Blueberries are one of “three fruits native to North America,” according to the U.S. Highbush Blueberry Council. (The others are cranberries and Concord grapes, in case you wanted to know.)
These berries don’t ripen after harvesting, so be sure to choose sweet berries that are uniform in color (no red or green showing). The grayish-looking “dust” you see on the berries is a harmless natural protectant, but it is a good idea to ask growers if they use pesticides.

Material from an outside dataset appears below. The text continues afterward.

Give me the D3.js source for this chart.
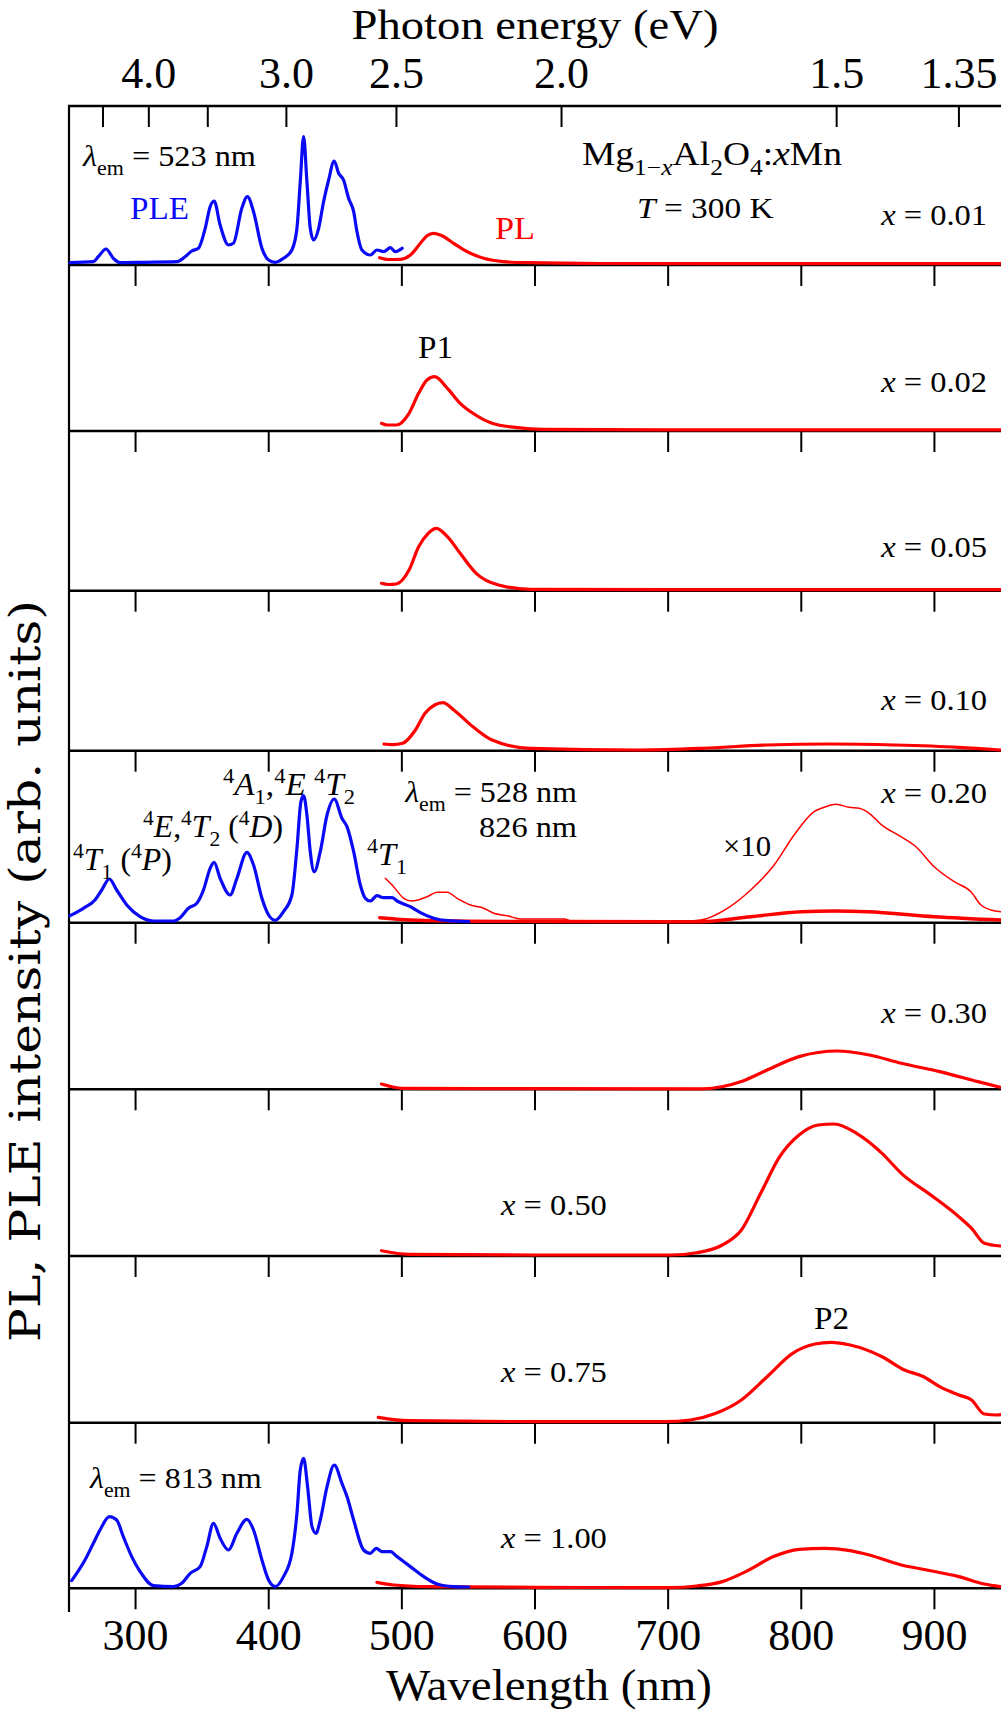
<!DOCTYPE html>
<html><head><meta charset="utf-8">
<script src="https://cdn.jsdelivr.net/npm/d3@7"></script>
<style>html,body{margin:0;padding:0;background:#fff}</style>
</head><body>
<svg id="c" width="1001" height="1712"></svg>
<script>
// ---------------- DATA ----------------
const WL_TICKS = [300, 400, 500, 600, 700, 800, 900];
const EV_TICKS = [4.5, 4.0, 3.5, 3.0, 2.5, 2.0, 1.5, 1.35];
const EV_LABELS = ["", "4.0", "", "3.0", "2.5", "2.0", "1.5", "1.35"];
const X_VALUES = ["0.01", "0.02", "0.05", "0.10", "0.20", "0.30", "0.50", "0.75", "1.00"];

// [wavelength nm, intensity arb. units]
const PLE_001 = [[250.8,2.3],[268.3,3.3],[272,8.3],[277.8,16],[283.3,6.7],[288.3,2.3],[305.9,2.7],[331,3.3],[337.2,8.3],[342.2,14],[347.2,16.7],[352.3,36.7],[356,58.3],[359,64],[363.5,40],[369.8,20],[373.5,21.7],[379.8,56.7],[384,68.3],[388.6,53.3],[394.9,16.7],[399.9,5],[404.9,2.7],[411.1,6.7],[417.4,15],[421.2,36.7],[423.7,83.3],[426.2,128.3],[428.7,83.3],[431.2,36.7],[433.7,25],[437.5,36.7],[441.2,63.3],[445,85],[449.2,104],[452.5,91.7],[456.2,85],[460,66.7],[463.8,53.3],[466.3,33.3],[470,15],[476.3,10],[481.3,15],[486.3,13.3],[491.4,17.3],[495.1,13.3],[500.2,16.7]];
const PL_001 = [[483.3,7.3],[490,5.5],[498.9,5.7],[506.4,10],[513.9,21.7],[518.9,29.3],[523.9,31.7],[530.2,29.3],[538.9,21.7],[549,13.3],[561.5,6.7],[576.5,3.3],[594,2.3],[650,1.5],[800,1.3],[950,1.3]];
const PL_002 = [[484.7,7.7],[489,6],[495.8,6],[505.4,17.7],[512.6,37.7],[518.9,51],[524.6,54.3],[534.2,42.7],[543.8,27.7],[553.4,17.7],[567.8,7.7],[587,3.3],[606.2,1.7],[700,1.2],[950,1.2]];
const PL_005 = [[484.7,7.4],[490,6.2],[495.8,6.7],[505.4,20.7],[512.6,44],[519.8,57.4],[526,62.4],[534.2,54],[543.8,37.4],[555.8,17.4],[572.6,5.7],[596.6,1.4],[700,1],[950,1]];
const PL_010 = [[486.6,6.7],[493,6],[500.6,7.4],[510.2,20.7],[517.4,37.4],[524.6,45.7],[530.8,48],[539,40.7],[553.4,24],[567.8,10.7],[596.6,2.4],[678.3,0.7],[726.2,2.4],[774.3,5.7],[822.2,6.7],[870.3,5.7],[918.3,3.4],[949.5,0.7]];
const PLE_020 = [[250.8,7],[260.8,14.4],[269.5,22.7],[274.6,32.7],[280.3,43.7],[285.8,32.7],[293.4,17.7],[303.4,6],[313.4,1.7],[328.4,1.7],[333.5,5],[339.7,14.4],[346,19.4],[351,32.7],[356,54.4],[359,60.4],[363.5,44.4],[371,27.7],[376.1,44.4],[383.6,70.4],[388.6,57.7],[394.9,24.4],[399.9,7.7],[404.9,2.4],[411.1,11],[417.4,27.7],[421.2,74.4],[424.2,121],[426.2,127],[428.7,107.7],[431.2,71],[434.2,51],[438.7,71],[443.8,107.7],[449.2,123.7],[455,104.4],[458.8,96],[463.8,71],[468.8,37.7],[472.6,24.4],[476.3,21.7],[481.3,27],[486.3,25],[492.6,25],[496.4,21.7],[506.4,16],[513.9,10],[523.9,4.4],[534,2],[550.2,1]];
const PL_020 = [[483.3,5],[506.4,2.7],[550,1.5],[700,1],[724.4,1],[762,6],[800,11],[825,11.7],[849.8,11],[899.8,6],[950,2.7]];
const PL_020_X10 = [[487.6,44.4],[493.8,36],[501.4,24.4],[507.6,21.7],[518.9,26],[526.5,30.4],[534,30.4],[541.5,24.4],[551.5,17.7],[561.5,14.4],[569,9.4],[579.1,7],[589.1,3.7],[621.7,3.7],[629.2,1],[699.4,0.4],[724.4,2.7],[744.5,14.4],[762,32.7],[779.6,57.7],[794.6,87.7],[809.6,111],[818.4,116],[826,118.4],[836,115.4],[843.5,114.4],[851,109.4],[859.8,98.4],[874.8,86],[886.1,76],[899.8,56],[914.9,41],[927.4,31],[934.9,17.7],[942.5,12.7],[950,11]];
const PL_030 = [[484.7,5.3],[500.6,1],[600,0.6],[726.2,0.5],[755,7.7],[774.3,19.3],[798.3,32.7],[827.1,38.3],[851.1,34.3],[875.1,26],[903.9,17.7],[932.7,7.7],[949.5,2]];
const PL_050 = [[484.7,5.3],[505.4,1.7],[600,1],[702.2,1],[721.4,3.3],[740.7,11],[755,26],[769.5,62.7],[783.8,99.3],[798.3,121],[812.7,131],[824.7,132],[841.5,122.7],[860.7,102.7],[875.1,82.7],[899.1,59.3],[918.3,39.3],[927.9,27.7],[937.5,12.7],[949.5,10]];
const PL_075 = [[482.3,5.4],[505.4,2],[600,1],[697.4,1],[716.7,2.7],[735.9,9.4],[755,22.7],[774.3,46],[793.5,69.4],[810.3,78.7],[822.3,80.4],[836.7,77.7],[860.7,66],[877.5,52.7],[891.9,46],[903.9,36],[918.3,27.7],[927.9,22.7],[937.5,8.7],[947,7.7],[950,8]];
const PLE_100 = [[252,7.7],[262,28.3],[268.3,45],[273.3,58.3],[280.3,71.7],[285.8,68.3],[290.8,51.7],[297.1,31.7],[303.4,16.7],[313.4,2.7],[328.4,1.7],[334.7,5],[341,15],[348.5,21.7],[353.5,41.7],[358.5,65],[363.5,50],[369.8,38.3],[376.1,55],[383.6,69],[388.6,58.3],[394.9,28.3],[399.9,8.3],[404.9,1.7],[411.1,11.7],[417.4,35],[421.2,75],[423.7,118.3],[426.2,130],[429.2,101.7],[432.5,61.7],[435.5,55],[438.7,68.3],[443.8,101.7],[449.2,123.3],[455,105],[458.8,91.7],[463.8,68.3],[471.3,38.3],[476.3,35],[480.8,40],[485.1,36.7],[491.4,36.7],[496.4,31.7],[506.4,21.7],[516.4,11.7],[526.5,4.3],[539,1.7],[550.2,1.3]];
const PL_100 = [[481.3,6],[493.8,3.3],[518.9,1.7],[600,1],[702.2,0.7],[721.4,2.3],[740.7,6.7],[759.8,17.7],[779.1,31.7],[798.3,39],[817.5,40],[836.7,37.7],[851.1,33.3],[875.1,23.3],[894.3,18.3],[918.3,11.7],[937.5,4.3],[949.5,1.7]];

// ---------------- LAYOUT ----------------
const SERIF = "'Liberation Serif','Times New Roman',Times,serif";
const TOP = 106;
const BASE = [265, 431, 590.7, 750.7, 922.7, 1089.3, 1256, 1422.7, 1588.3];
const BLUE = "#0a0af5", RED = "#ff0000";
const HC = 1239.84;

const svg = d3.select("#c");
const x = d3.scaleLinear().domain([250, 950]).range([69, 1001]);
const yFor = i => d3.scaleLinear().domain([0, 100]).range([BASE[i], BASE[i] - 100]);

// rich text helper: parts = strings or {t, it, sub, sup}
function rich(px, py, parts, opt) {
  const size = opt.size || 31, anchor = opt.anchor || "start";
  const g = svg.append("g");
  const t = g.append("text").attr("font-family", opt.family || SERIF).attr("font-size", size)
    .attr("text-anchor", anchor).attr("fill", opt.fill || "#000").style("white-space", "pre");
  let cur = 0;
  parts.forEach(p => {
    const o = typeof p === "string" ? {t: p} : p;
    const off = o.sub ? size * 0.30 : (o.sup ? -size * 0.40 : 0);
    const ts = t.append("tspan").text(o.t).attr("dy", off - cur);
    cur = off;
    if (o.sub || o.sup) ts.attr("font-size", size * 0.68);
    if (o.it) ts.attr("font-style", "italic");
  });
  let sx = 1;
  if (opt.width) { const w = t.node().getBBox().width; if (w > 0) sx = opt.width / w; }
  g.attr("transform", `translate(${px},${py})${opt.rot ? " rotate(" + opt.rot + ")" : ""} scale(${sx},1)`);
  return g;
}

// ---------------- AXES ----------------
svg.append("line").attr("x1", 69).attr("x2", 69).attr("y1", TOP - 1).attr("y2", 1612)
  .attr("stroke", "#000").attr("stroke-width", 2.2);
svg.append("line").attr("x1", 68).attr("x2", 1001).attr("y1", TOP).attr("y2", TOP)
  .attr("stroke", "#000").attr("stroke-width", 2.6);
EV_TICKS.forEach((e, k) => {
  const px = x(HC / e);
  svg.append("line").attr("x1", px).attr("x2", px).attr("y1", TOP).attr("y2", TOP + 21)
    .attr("stroke", "#000").attr("stroke-width", 2);
  if (EV_LABELS[k]) rich(px, 88, [EV_LABELS[k]], {size: 44, anchor: "middle"});
});
rich(535, 39, ["Photon energy (eV)"], {size: 42, anchor: "middle", width: 367});

BASE.forEach((b, i) => {
  svg.append("line").attr("x1", 68).attr("x2", 1001).attr("y1", b).attr("y2", b)
    .attr("stroke", "#000").attr("stroke-width", 2.6);
  WL_TICKS.forEach(w => {
    svg.append("line").attr("x1", x(w)).attr("x2", x(w)).attr("y1", b).attr("y2", b + 21)
      .attr("stroke", "#000").attr("stroke-width", 2);
  });
});
WL_TICKS.forEach(w => rich(x(w), 1650, [String(w)], {size: 44, anchor: "middle"}));
rich(549, 1700, ["Wavelength (nm)"], {size: 44, anchor: "middle", width: 326});
rich(40, 971, ["PL, PLE intensity (arb. units)"], {size: 43, anchor: "middle", width: 742, rot: -90, family: "'DejaVu Serif',serif"});

// ---------------- CURVES ----------------
const SERIES = [
  {p: 0, d: PL_001, c: RED, w: 3.2}, {p: 0, d: PLE_001, c: BLUE, w: 3.2},
  {p: 1, d: PL_002, c: RED, w: 3.2},
  {p: 2, d: PL_005, c: RED, w: 3.2},
  {p: 3, d: PL_010, c: RED, w: 3.2},
  {p: 4, d: PL_020_X10, c: RED, w: 1.5}, {p: 4, d: PL_020, c: RED, w: 3.4}, {p: 4, d: PLE_020, c: BLUE, w: 3.2},
  {p: 5, d: PL_030, c: RED, w: 3.2},
  {p: 6, d: PL_050, c: RED, w: 3.2},
  {p: 7, d: PL_075, c: RED, w: 3.2},
  {p: 8, d: PL_100, c: RED, w: 3.2}, {p: 8, d: PLE_100, c: BLUE, w: 3.2}
];
SERIES.forEach(s => {
  const y = yFor(s.p);
  const line = d3.line().x(d => x(d[0])).y(d => y(d[1])).curve(d3.curveMonotoneX);
  svg.append("path").attr("d", line(s.d)).attr("fill", "none").attr("stroke", s.c)
    .attr("stroke-width", s.w).attr("stroke-linejoin", "round").attr("stroke-linecap", "round");
});

// ---------------- LABELS ----------------
const XLAB_POS = [
  {x: 987, y: 225, a: "end"}, {x: 987, y: 392, a: "end"}, {x: 987, y: 557, a: "end"},
  {x: 987, y: 710, a: "end"}, {x: 987, y: 803, a: "end"}, {x: 987, y: 1023, a: "end"},
  {x: 501, y: 1215, a: "start"}, {x: 501, y: 1382, a: "start"}, {x: 501, y: 1548, a: "start"}
];
X_VALUES.forEach((v, i) => {
  const p = XLAB_POS[i];
  rich(p.x, p.y, [{t: "x", it: true}, " = " + v], {size: 30, anchor: p.a, width: 107});
});

rich(83, 166, [{t: "λ", it: true}, {t: "em", sub: true}, " = 523 nm"], {size: 30, width: 174});
rich(130, 219, ["PLE"], {size: 31, fill: BLUE, width: 59});
rich(495, 239, ["PL"], {size: 31, fill: RED, width: 40});
rich(582, 165, ["Mg", {t: "1−", sub: true}, {t: "x", sub: true, it: true}, "Al", {t: "2", sub: true}, "O", {t: "4", sub: true}, ":", {t: "x", it: true}, "Mn"], {size: 33, width: 260});
rich(637, 218, [{t: "T", it: true}, " = 300 K"], {size: 30, width: 137});
rich(418, 358, ["P1"], {size: 32, width: 35});
rich(814, 1329, ["P2"], {size: 32, width: 35});

rich(73, 870, [{t: "4", sup: true}, {t: "T", it: true}, {t: "1", sub: true}, " (", {t: "4", sup: true}, {t: "P", it: true}, ")"], {size: 31, width: 99});
rich(143, 837, [{t: "4", sup: true}, {t: "E", it: true}, ",", {t: "4", sup: true}, {t: "T", it: true}, {t: "2", sub: true}, " (", {t: "4", sup: true}, {t: "D", it: true}, ")"], {size: 31, width: 140});
rich(223, 795, [{t: "4", sup: true}, {t: "A", it: true}, {t: "1", sub: true}, ",", {t: "4", sup: true}, {t: "E", it: true}, " ", {t: "4", sup: true}, {t: "T", it: true}, {t: "2", sub: true}], {size: 31, width: 132});
rich(367, 865, [{t: "4", sup: true}, {t: "T", it: true}, {t: "1", sub: true}], {size: 31, width: 40});
rich(577, 802, [{t: "λ", it: true}, {t: "em", sub: true}, " = 528 nm"], {size: 30, anchor: "end", width: 173});
rich(577, 837, ["826 nm"], {size: 30, anchor: "end", width: 98});
rich(723, 856, ["×10"], {size: 30, width: 48});
rich(90, 1488, [{t: "λ", it: true}, {t: "em", sub: true}, " = 813 nm"], {size: 30, width: 173});
</script>
</body></html>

If you’re looking for a delicious, sweet snack without all the guilt, then blueberries are an excellent choice. They are cholesterol and fat free and 1 cup only contains about 84 calories. And not only are these purple jewels of the season pretty, but they are also loaded with antioxidants and micronutrients including vitamin C and K, and minerals like manganese.
You can incorporate blueberries into just about any dish including salads and dressings, desserts, cold soups, and, of course, eating them out of hand.
Looking for new blueberry recipes to add to your collection? See page ___ for this week’s Blueberry-Lemon-Yogurt Muffin recipe.
Freshly picked blueberries will last up to two weeks in the refrigerator covered and stored in rigid containers to prevent crushing. Then get creative by canning, freezing or drying them so you can enjoy their goodness year round. Water accelerates deterioration, so if you must wash them, be sure to dry them before storing.
So what are you waiting for? Go alone or make it a family event — it’s a great way to spend time with the kids. And bring your own storage containers for transport home, as most farms don’t provide them. Just be sure you go before the first frost when the season is officially over.
Blueberry Hill Farm & Greenhouse, 10016 Allegany Rd., South Dayton (716) 532-2920
Blueberry Meadows, 1414 Rowe Ave., Westons Mills, NY, (716) 373-2865
Burdick Blueberries, 8267 Thompson Rd., Cattaraugus, NY, 1-800-642-4245
Canticle Farm Market, 3809 Old State Road (Route 417), Allegany
Camp’s Blueberries, 67 Larkin St., Randolph (716) 358-6422
Childs Blueberries, 3207 Cooper Hill Rd., Hinsdale (716) 557- 2334
Crisafulli Blueberries, Maple Ave., Allegany (no phone)
Great Valley Berry Patch, 5609 Humphrey Rd., Great Valley (716) 945-5221
Pepper’s Blueberries, 3370 Bear Creek Rd., Franklinville (716) 307-0903
Tan Childs Farm, 4755 Five Mile Road, Hinsdale (716) 557-2189
1 cup unbleached flour
1 cup quick-cooking oats, (uncooked!)
½ cup firmly packed brown sugar
1 teaspoon baking powder
1 teaspoon baking soda
½ teaspoon salt
1 teaspoon cinnamon
1 cup plain yogurt
2 tablespoons butter, melted
2 tablespoons applesauce
1 teaspoon vanilla extract
1 cup fresh blueberries (smaller sizes are better)
1 ½ teaspoons grated lemon zest
Preheat oven to 425 degrees. Spray 12-cup muffin pan with baking spray or use paper liners.
Blend together flour, oats, brown sugar, baking powder, baking soda and salt in a large bowl.
Stir together yogurt, melted butter, applesauce, eggs and vanilla in a small bowl. Pour mixture into the center of dry ingredients. Stir until just blended using a rubber spatula. Do not over mix. Gently fold in blueberries and lemon zest.
Divide the batter evenly into muffin cups. Bake 12–14 minutes until a wooden pick inserted in the center comes out clean. Cool 5 minutes in pan, then remove from muffin cups and cool on wire rack.
Makes 12 muffins. Total prep time 25 minutes.